Update 8/4/20: The EU officially announced the launch of its antitrust probe into Google’s Fitbit acquisition on Tuesday, August 4th. The original story continues below.
At the end of last year, Google decided to plop down $2.1 billion and buy Fitbit. Almost immediately after, there were questions whether the deal counted as a data monopoly, and now Reuters is reporting that the European Union is ready to launch a full-scale antitrust investigation into the deal next week.
The EU has been vocal for months that it’s got concerns with a potential Google-Fitbit merger. In February, the European Data Protection Board warned that the deal presented a major privacy risk. Earlier this month, Google made a last-ditch effort to save the deal from EU scrutiny by offering a legally binding pledge that it wouldn’t use Fitbit’s trove of health data for ad targeting. The fact that the EU seems determined to barrel ahead with a probe probably signals regulators weren’t buying it. Per Reuters, the European Commission is expected to officially launch its investigation on August 4, and it will likely span four months in its mission to explore how data is used with regard to health care.
This could be a ruh-roh moment for Google. The deadline to close the deal is November 1. If you do the math, a four-month-long investigation that begins August 4 will blow past that date.
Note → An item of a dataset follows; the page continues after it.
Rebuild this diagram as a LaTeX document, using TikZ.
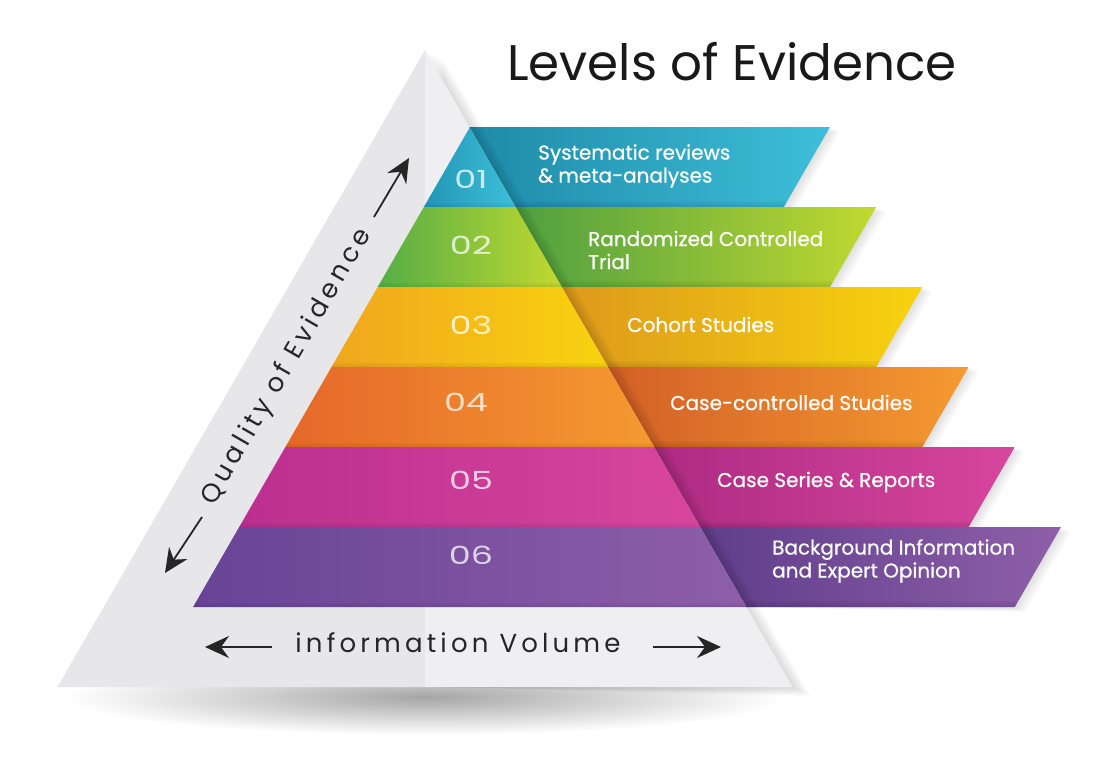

That date, according to the Motley Fool, could be extended to May 1, 2021, but at that point, Google would have to pony up $250 million for a breakup fee. And, the EU isn’t the only government body that’s skeptical of whether this is a good idea. The Department of Justice and Australian regulators are also scrutinizing the deal.
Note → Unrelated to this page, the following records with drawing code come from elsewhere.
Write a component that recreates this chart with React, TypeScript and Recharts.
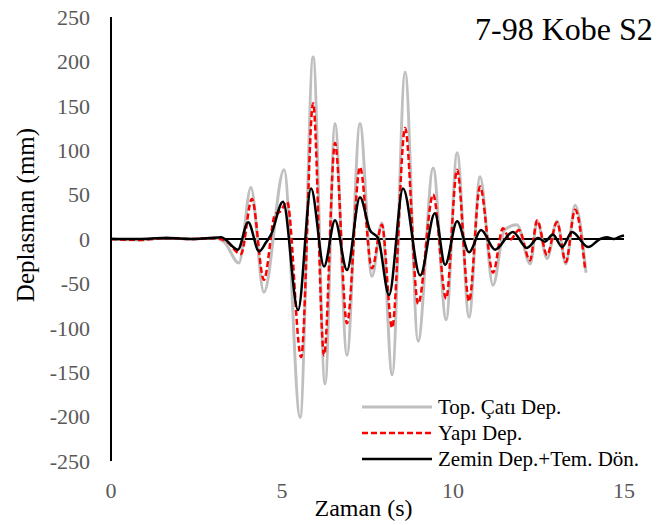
import React from 'react';
import { LineChart, Line, XAxis, YAxis, ReferenceLine } from 'recharts';

// Top. Çatı Dep. (gray)
const roofTime = [0, 0.8, 1.6, 2.4, 3.0, 3.3, 3.74, 4.09, 4.47, 5.06, 5.53, 5.91, 6.26, 6.55, 6.9, 7.28, 7.63, 7.92, 8.22, 8.6, 8.98, 9.42, 9.8, 10.12, 10.47, 10.79, 11.17, 11.5, 11.87, 12.26, 12.46, 12.75, 13.04, 13.3, 13.57, 13.89];
const roofDisp = [0, -1, 1, 0, 1, -3, -27, 58, -60, 78, -201, 205, -163, 130, -131, 130, -42, 18, -153, 188, -115, 80, -91, 97, -88, 70, -52, 10, 16, -28, 20, -22, 20, -28, 38, -38];

// Yapı Dep. (red dashed)
const structTime = [0, 0.8, 1.6, 2.4, 3.0, 3.35, 3.8, 4.12, 4.47, 4.8, 4.95, 5.15, 5.56, 5.91, 6.23, 6.55, 6.9, 7.28, 7.63, 7.92, 8.22, 8.6, 8.98, 9.42, 9.8, 10.12, 10.47, 10.79, 11.17, 11.46, 11.67, 11.93, 12.25, 12.46, 12.75, 13.04, 13.3, 13.57, 13.86];
const structDisp = [0, -1, 1, 0, 1, -2, -17, 45, -46, 28, 31, 42, -133, 153, -131, 108, -95, 81, -33, 16, -100, 125, -73, 50, -67, 78, -70, 59, -38, 12, -1, 10, -24, 21, -18, 19, -26, 33, -33];

// Zemin Dep.+Tem. Dön. (black)
const soilTime = [0, 0.8, 1.6, 2.4, 2.9, 3.22, 3.71, 4.01, 4.33, 4.53, 4.68, 5.03, 5.47, 5.85, 6.23, 6.55, 6.9, 7.28, 7.57, 7.81, 8.13, 8.54, 9.04, 9.47, 9.77, 10.12, 10.47, 10.82, 11.23, 11.75, 12.16, 12.49, 12.69, 12.92, 13.19, 13.48, 13.95, 14.3, 14.5, 14.7, 14.9, 15];
const soilDisp = [0, 0, 1, 0, 1, 2, -12, 19, -14, -4, 5, 42, -80, 57, -31, 21, -35, 47, 10, 1, -63, 57, -41, 29, -29, 20, -15, 10, -12, 8, -10, 1, -3, 5, -9, 8, -9, 0, 2, 0, 3, 4];

const yTicks = [-250, -200, -150, -100, -50, 0, 50, 100, 150, 200, 250];
const xTicks = [0, 5, 10, 15];

const toPoints = (ts: number[], vs: number[]) => ts.map((t, i) => ({ t, v: vs[i] }));

const roofData = toPoints(roofTime, roofDisp);
const structData = toPoints(structTime, structDisp);
const soilData = toPoints(soilTime, soilDisp);

const FONT = '"Liberation Serif", "Times New Roman", serif';

const legendItems = [
  { name: 'Top. Çatı Dep.', color: '#bfbfbf', width: 3, dash: undefined },
  { name: 'Yapı Dep.', color: '#ff0000', width: 2.5, dash: '6 3' },
  { name: 'Zemin Dep.+Tem. Dön.', color: '#000000', width: 2.5, dash: undefined },
];

const App: React.FC = () => (
  <div style={{ position: 'absolute', left: 0, top: 0, width: 667, height: 525, background: '#fff' }}>
    <LineChart width={667} height={525} margin={{ top: 17, right: 43, left: 0, bottom: 0 }}>
      <XAxis
        type="number"
        dataKey="t"
        domain={[0, 15]}
        ticks={xTicks}
        axisLine={false}
        tickLine={false}
        tickSize={0}
        tickMargin={21}
        height={64}
        tick={{ fill: '#595959', fontSize: 22, fontFamily: FONT }}
        label={{
          content: ({ viewBox }: any) => (
            <text x={viewBox.x + viewBox.width / 2 - 4} y={516} textAnchor="middle" fontSize={24} fontFamily={FONT} fill="#000">
              Zaman (s)
            </text>
          ),
        }}
      />
      <YAxis
        type="number"
        domain={[-250, 250]}
        ticks={yTicks}
        width={111}
        axisLine={{ stroke: '#000', strokeWidth: 2 }}
        tickLine={false}
        tickSize={0}
        tickMargin={21}
        tick={{ fill: '#595959', fontSize: 22, fontFamily: FONT }}
        label={{
          content: ({ viewBox }: any) => {
            const cy = viewBox.y + viewBox.height / 2 - 24;
            return (
              <text x={28} y={cy} transform={`rotate(-90 28 ${cy})`} textAnchor="middle" dominantBaseline="middle" fontSize={25} fontFamily={FONT} fill="#000">
                Deplasman (mm)
              </text>
            );
          },
        }}
      />
      <ReferenceLine y={0} stroke="#000" strokeWidth={2} />
      <Line data={roofData} dataKey="v" name="Top. Çatı Dep." type="monotone" stroke="#bfbfbf" strokeWidth={3} dot={false} isAnimationActive={false} />
      <Line data={structData} dataKey="v" name="Yapı Dep." type="monotone" stroke="#ff0000" strokeWidth={2.5} strokeDasharray="6 3" dot={false} isAnimationActive={false} />
      <Line data={soilData} dataKey="v" name="Zemin Dep.+Tem. Dön." type="monotone" stroke="#000" strokeWidth={2.5} dot={false} isAnimationActive={false} />
    </LineChart>
    <div style={{ position: 'absolute', left: 475, top: 11, fontFamily: FONT, fontSize: 32, color: '#000', whiteSpace: 'nowrap' }}>
      7-98 Kobe S2
    </div>
    <div style={{ position: 'absolute', left: 362, top: 394, fontFamily: FONT, fontSize: 21, color: '#000', whiteSpace: 'nowrap' }}>
      {legendItems.map((it) => (
        <div key={it.name} style={{ display: 'flex', alignItems: 'center', height: 26 }}>
          <svg width={70} height={10} style={{ marginRight: 6 }}>
            <line x1={0} y1={5} x2={70} y2={5} stroke={it.color} strokeWidth={it.width} strokeDasharray={it.dash} />
          </svg>
          <span>{it.name}</span>
        </div>
      ))}
    </div>
  </div>
);

export default App;
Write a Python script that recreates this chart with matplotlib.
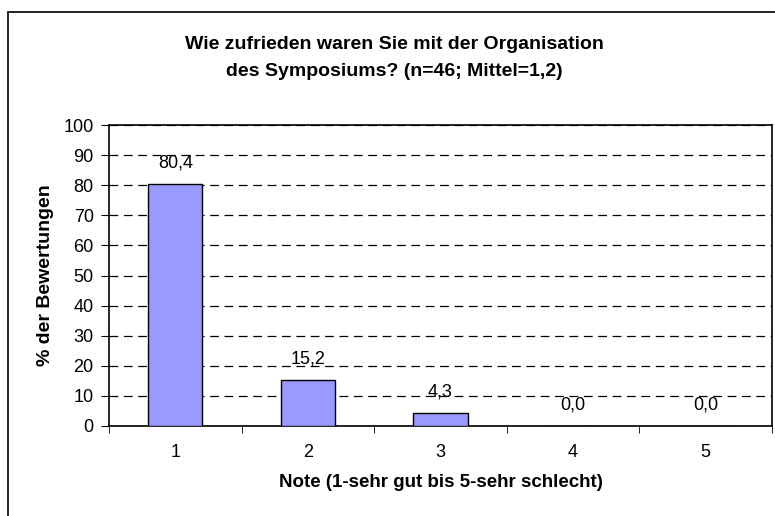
import matplotlib.pyplot as plt
from matplotlib.patches import Rectangle

plt.rcParams['font.family'] = ['Liberation Sans', 'DejaVu Sans']

noten = ["1", "2", "3", "4", "5"]
prozent = [80.4, 15.2, 4.3, 0.0, 0.0]
y_ticks = [0, 10, 20, 30, 40, 50, 60, 70, 80, 90, 100]

fig = plt.figure(figsize=(7.75, 5.16), dpi=100)
ax = fig.add_axes([109 / 775, 1 - 426 / 516, (772 - 109) / 775, (426 - 125) / 516])

# Rahmen um die Grafik (nur links/oben sichtbar)
fig.patches.append(Rectangle((8 / 775, -0.1), 1.2, 1 - 12 / 516 + 0.1,
                             transform=fig.transFigure, fill=False,
                             edgecolor="black", linewidth=1.2))

x = list(range(len(noten)))
ax.bar(x, prozent, width=0.41, color="#9999FF", edgecolor="black", linewidth=1, zorder=3)

for xi, v in zip(x, prozent):
    ax.annotate(f"{v:.1f}".replace(".", ","), (xi, v), xytext=(0, 15), textcoords="offset points",
                ha="center", va="center", fontsize=13, zorder=4)

ax.set_xlim(-0.5, len(noten) - 0.5)
ax.set_ylim(0, 100)
ax.set_yticks(y_ticks)
ax.set_yticklabels([str(t) for t in y_ticks], fontsize=13)
ax.set_xticks(x)
ax.set_xticklabels(noten, fontsize=13)
ax.tick_params(axis="x", length=0, pad=13)
ax.set_xticks([i - 0.5 for i in range(len(noten) + 1)], minor=True)
ax.tick_params(axis="x", which="minor", length=5, direction="out")
ax.tick_params(axis="y", length=6, direction="out", pad=5)

ax.yaxis.grid(True, linestyle=(0, (7, 4.5)), color="black", linewidth=0.9, zorder=0)
ax.set_axisbelow(True)
for s in ax.spines.values():
    s.set_linewidth(1.2)

ax.set_ylabel("% der Bewertungen", fontsize=14, fontweight="bold", labelpad=7)
ax.set_xlabel("Note (1-sehr gut bis 5-sehr schlecht)", fontsize=13.5, fontweight="bold", labelpad=9)

fig.text(394 / 775, 1 - 58 / 516, "Wie zufrieden waren Sie mit der Organisation\ndes Symposiums? (n=46; Mittel=1,2)",
         ha="center", va="center", fontsize=14, fontweight="bold", linespacing=1.7)

fig.savefig("out.png", dpi=100)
From a wearables standpoint, it makes sense that Google’s made a play for Fitbit. Let’s be real: Wear OS sucks, has sucked for a long time, and shows no signs that it will stop sucking in the near future. Fitbit has also struggled in recent years. After buying Pebble, its Ionic smartwatch wasn’t a smash hit and while it saw more success with the Versa, that didn’t stop reports that Fitbit was shopping around for a buyer after disappointing Versa Lite sales. That coupled with Google’s renewed interest in what it calls “ambient computing” and a recent investment in Fossil wearable tech, buying Fitbit would be the fastest way to compete with Apple, Samsung, Huawei, and Xiaomi.
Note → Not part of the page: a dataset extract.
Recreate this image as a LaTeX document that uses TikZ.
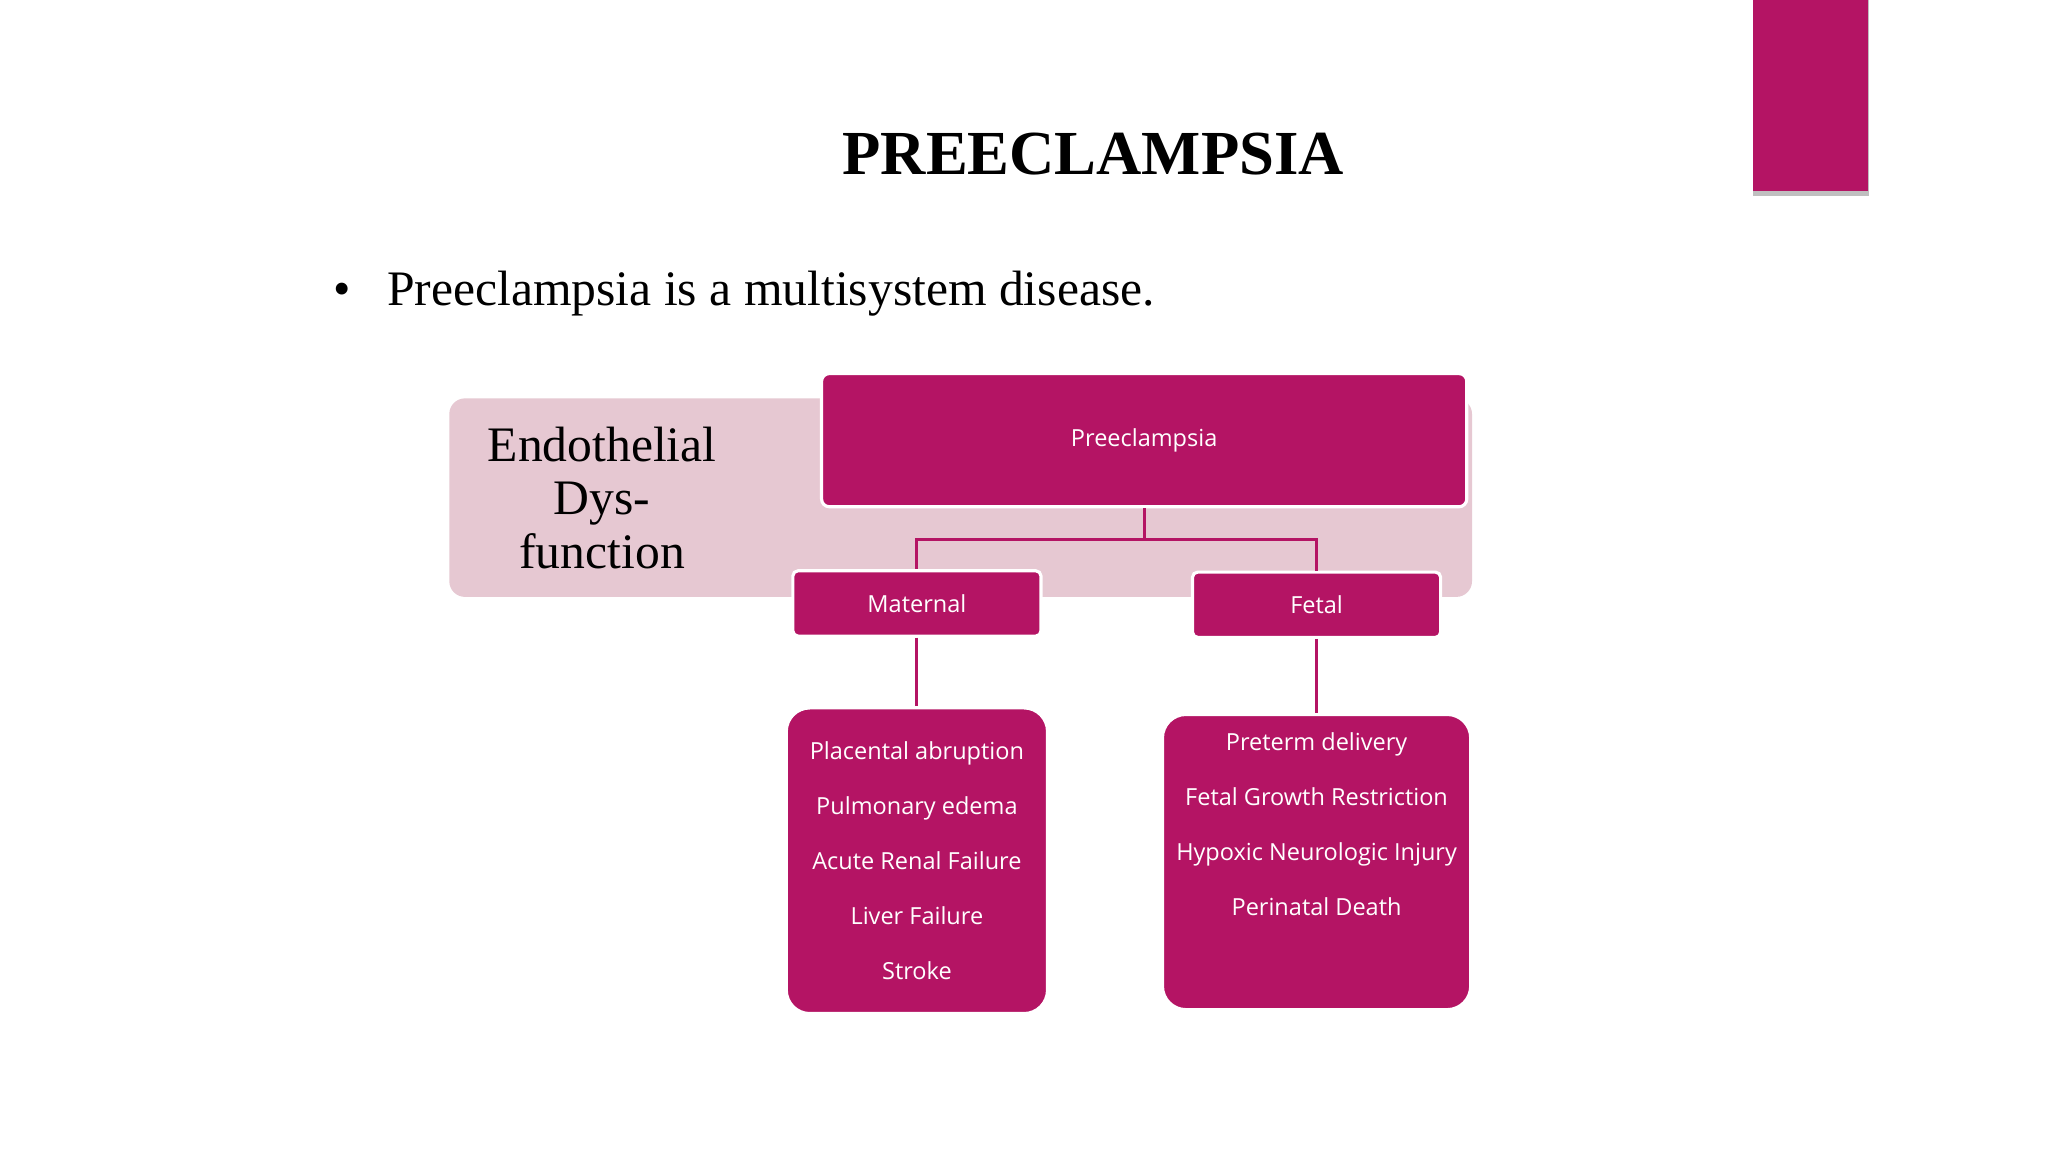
\documentclass[tikz,border=0pt]{standalone}
\usepackage{fontspec}
\setmainfont{Liberation Serif}
\newfontfamily\boxfont{Open Sans}
\usetikzlibrary{positioning}
\definecolor{plum}{RGB}{180,20,100}
\definecolor{blush}{RGB}{230,200,210}
\tikzset{
  mbox/.style={draw=white,line width=1.2pt,fill=plum,text=white,font=\boxfont\fontsize{9}{21}\selectfont,align=center,inner sep=0pt},
  link/.style={draw=plum,line width=1.2pt}
}
\begin{document}
\begin{tikzpicture}[x=0.5pt,y=-0.5pt]
\useasboundingbox[fill=white] (0,0) rectangle (1568,882);

%Corner bar
\fill[black!25] (1342,0) rectangle (1431,150);
\fill[plum] (1342,0) rectangle (1430,146);

% Title and bullet
\node (title) at (837,118) {\fontsize{24}{28}\selectfont\bfseries PREECLAMPSIA};
\node[anchor=west] (bullet) at (248,225) {\fontsize{19}{24}\selectfont\textbullet\hspace{14pt}Preeclampsia is a multisystem disease.};

% Band
\fill[blush,rounded corners=6pt] (344,305) rectangle (1127,457);
\node[align=center,font=\fontsize{19}{20.5}\selectfont] (endo) at (461,381) {Endothelial\\Dys-\\function};

% Boxes
\node[mbox,rounded corners=3pt,minimum width=247pt,minimum height=51pt] (pre) at (876,337) {Preeclampsia};
\node[mbox,rounded corners=2pt,minimum width=95pt,minimum height=25pt] (mat) at (702,462) {Maternal};
\node[mbox,rounded corners=2pt,minimum width=95pt,minimum height=25pt] (fet) at (1008,463) {Fetal};
\node[mbox,rounded corners=9pt,minimum width=100pt,minimum height=117pt] (matl) at (702,659)
  {Placental abruption\\Pulmonary edema\\Acute Renal Failure\\Liver Failure\\Stroke};
\node[mbox,rounded corners=9pt,minimum width=118pt,minimum height=113pt] (fetl) at (1008,660)
  {\raisebox{0pt}{}Preterm delivery\\Fetal Growth Restriction\\Hypoxic Neurologic Injury\\Perinatal Death\\[8pt]};

% Connectors
\draw[link] (pre.south) -- ++(0,24) -| (mat.north);
\draw[link] (pre.south) -- ++(0,24) -| (fet.north);
\draw[link] (mat.south) -- (matl.north);
\draw[link] (fet.south) -- (fetl.north);
\end{tikzpicture}
\end{document}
Plus, you know, Fitbit has that tasty, tasty health data. Fitbit trackers and smartwatches can track everything from heart rate, sleep, activities, and reproductive health (and yes that may include when you have sex). And, since the onset of the global pandemic, Fitbit is even trying to see if its devices can detect covid-19 early. Privacy and consumer protection groups have been vocal from the get-go that the deal would only strengthen Google’s stranglehold over things like search, advertising, and consumer data. Health data, in particular, is both valuable and highly sensitive. It doesn’t inspire confidence that shortly after the deal was announced, Google reportedly amassed millions of people’s health data without their consent or knowledge via a program called “Project Nightingale.” (Though to be fair, Fitbit’s also been profiting off your health data long before the Google deal.)
Truthfully, it’s no skin off Google’s back should this deal fall through. At most, it’ll set back whatever its renewed wearables plan is. For Fitbit, it’s a little more precarious. In any case, it might be months before we know what happens. In the meantime, I wouldn’t hold my breath for a Pixel Watch though.